Una promessa di libertà.
È quella che Dio ha fatto a Mosè e agli Israeliti prigionieri in Egitto per convincerli a lasciare la loro condizione di schiavitù e mettersi in viaggio verso la Terra Promessa ed è la stessa promessa che il Signore formula quotidianamente a ognuno di noi per uscire dalla nostra condizione di falso benessere e metterci in cammino verso una vita più vera e libera.
Questo il tema del campo diocesano giovanissimi di Azione Cattolica, appena concluso ad Ormea. Quarantasei i partecipanti che, sotto la guida degli educatori, dell’assistente diocesano don Alessandro Ghersi, di don Goffredo Sciubba e don Diego Basso e del seminarista Gabriele Bodda, hanno vissuto una settimana nello stile tipico dell’AC fra attività formative, condivisione, gioco e preghiera.
Nelle diverse giornate di campo, i partecipanti hanno riflettuto sul loro stile di vita, sulle guide che li accompagnano, sulle difficoltà che possono ostacolare il cammino, mettendo in gioco sentimenti, emozioni, desideri e paure, simili a quelle che si leggono nelle parole di Anna Mastrantuono, una delle giovanissime che ha partecipato a questa bella esperienza:« La vera prigione è l’ignorare di vivere incatenati. Poco denaro per poter stare tranquilli, poco tempo per godersi le persone, poco coraggio per farsi domande. Ciascuno è prigioniero di qualcosa, ciascuno porta catene invisibili che non gli permettono di assaporare la vera libertà, ciascuno è intrappolato e non è in grado di godersi la propria felicità. Inutile dirlo, i primi tra tutti sono proprio i giovani. Pieni di voglia e di coraggio sono incastrati in mille problemi e, cercando di divincolarsi, finiscono per essere ancora più imbrogliati dalla matassa che si stringe sempre più sui loro sogni. Però è proprio questo desiderio di libertà che spinge ragazzi con vite distanti e idee diverse ad incontrarsi e, per una settimana, ad estraniarsi dal mondo. Vivere una vita di comunità riuscendo, non solo a toccare quella piccola e dolce libertà che è l’amicizia, ma anche ad imparare a camminare con i fratelli e a toccare il cielo! Ma perché allora è solo la minoranza che insegue questo sogno? Perché delle migliaia di ragazzi della diocesi solo una cinquantina hanno scelto di partire e di perseguire questo ideale di libertà? Il motivo forse è perché la nostra società è prigioniera di quell’inquietudine che sorge nel momento in cui si affronta se stessi.

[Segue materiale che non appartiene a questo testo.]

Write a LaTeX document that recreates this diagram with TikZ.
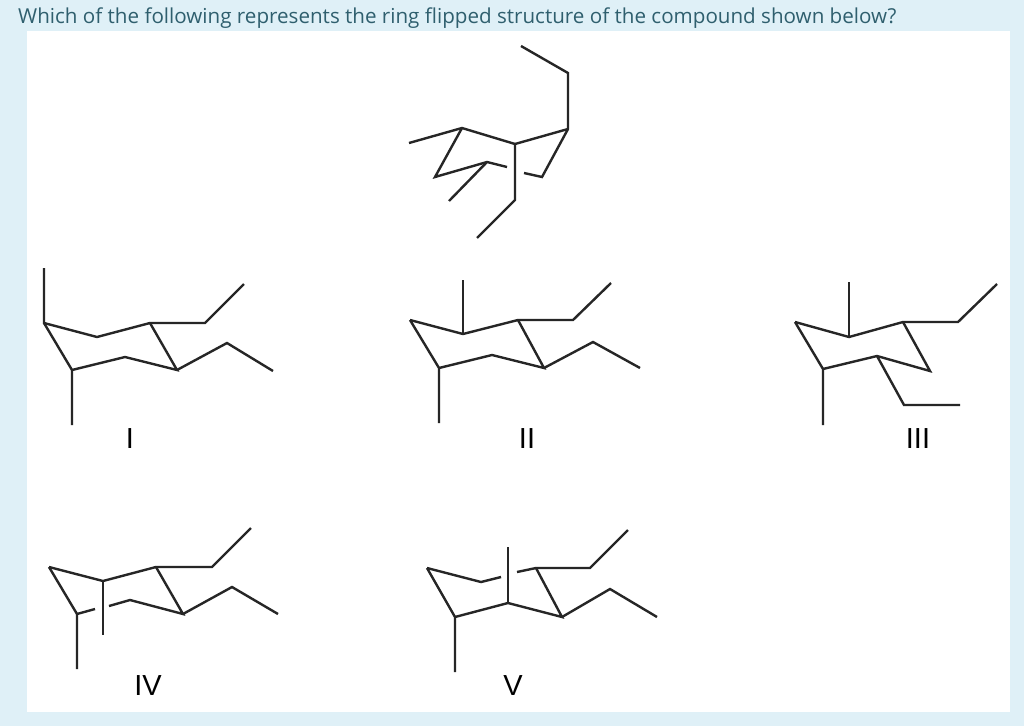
\documentclass[tikz,border=0pt]{standalone}
\usepackage{fontspec}
\setmainfont{Open Sans}
\newfontfamily\lblfont{Liberation Sans}
\definecolor{bgblue}{HTML}{DFF0F7}
\definecolor{titlecol}{HTML}{2F5F6E}
\tikzset{bond/.style={line width=2.4pt,line cap=butt,line join=miter,black!85},
 lbl/.style={font=\fontsize{29}{29}\selectfont\lblfont,inner sep=0pt,anchor=center}}
\begin{document}
\begin{tikzpicture}[x=1pt,y=-1pt]
\fill[bgblue] (0,0) rectangle (1024,726);
\fill[white] (27,31) rectangle (1010,712);
\useasboundingbox (0,0) rectangle (1024,726);
\node[anchor=base west,inner sep=0pt,text=titlecol,font=\fontsize{20.6}{22}\selectfont] (title) at (18,23) {Which of the following represents the ring flipped structure of the compound shown below?};
% top compound
\draw[bond] (521,46) -- (568,73) -- (568,129) -- (542,177) -- (524,173);
\draw[bond] (568,129) -- (515,144) -- (515,200) -- (477,238);
\draw[bond] (409,143) -- (462,128) -- (515,144);
\draw[bond] (462,128) -- (435,177) -- (487,162) -- (507,167);
\draw[bond] (487,162) -- (449,201);
% I
\draw[bond] (44,268) -- (44,323) -- (97,337) -- (150,323) -- (205,323) -- (244,284);
\draw[bond] (44,323) -- (72,370) -- (72,425);
\draw[bond] (72,370) -- (125,357) -- (177,370) -- (150,323);
\draw[bond] (177,370) -- (227,343) -- (273,371);
\node[lbl] (l1) at (130,439) {I};
% II
\draw[bond] (463,280) -- (463,334);
\draw[bond] (410,320) -- (463,334) -- (518,320) -- (573,320) -- (611,283);
\draw[bond] (410,320) -- (439,368) -- (439,423);
\draw[bond] (439,368) -- (492,355) -- (544,368) -- (518,320);
\draw[bond] (544,368) -- (593,342) -- (640,368);
\node[lbl] (l2) at (527,439) {II};
% III
\draw[bond] (849,282) -- (849,337);
\draw[bond] (795,322) -- (849,337) -- (903,322) -- (958,322) -- (997,284);
\draw[bond] (795,322) -- (823,369) -- (823,425);
\draw[bond] (823,369) -- (877,356) -- (930,371) -- (903,322);
\draw[bond] (877,356) -- (904,405) -- (960,405);
\node[lbl] (l3) at (918,439) {III};
% IV
\draw[bond] (49,567) -- (103,581) -- (156,567) -- (212,567) -- (251,528);
\draw[bond] (103,581) -- (103,635);
\draw[bond] (49,567) -- (77,614) -- (77,669);
\draw[bond] (77,614) -- (95,609);
\draw[bond] (109,606) -- (130,600) -- (183,614) -- (156,567);
\draw[bond] (183,614) -- (232,587) -- (278,614);
\node[lbl] (l4) at (148,686) {IV};
% V
\draw[bond] (427,568) -- (481,582) -- (501,577);
\draw[bond] (517,572) -- (536,568) -- (590,568) -- (628,530);
\draw[bond] (508,547) -- (508,603);
\draw[bond] (427,568) -- (455,617) -- (455,672);
\draw[bond] (455,617) -- (508,603) -- (562,617) -- (536,568);
\draw[bond] (562,617) -- (610,589) -- (657,617);
\node[lbl] (l5) at (513,686) {V};
\end{tikzpicture}
\end{document}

Fa paura scrutarsi e scoprirsi intrappolati in gesti meccanici e vite noiose, fa male scoprire che le scelte fatte hanno portato solo a bui vicoli ciechi. Ma la bellezza della nostra Fede è proprio che, come ci ha tenuto a ripetere il seminarista Vincenzo, non siamo soli dentro di noi, Gesù è e sarà sempre lì pronto a dirti: «ricordati che in due ce la facciamo!». Perciò le lacrime che scendono lente sulle guance di un ragazzo che sa di essere giunto all’ultimo campo Giovanissimi non sono dovute al pensiero di lasciare i propri amici, ma alla paura di non farcela fuori da quel mondo. Perché la bellezza di queste esperienze è proprio la facilità con cui ti fanno percepire la pura e semplice dolcezza della libertà! Perciò potranno anche essere pochi ma dentro di loro hanno qualcosa in più, hanno un posto nel cielo, hanno una parte di cielo, hanno la libertà. Sono nella libertà».
Un verso di Whitman recita: «Sono un universo, contengo moltitudini».
Siamo sicuri che moltitudini come i giovani di AC realizzeranno la promessa di libertà.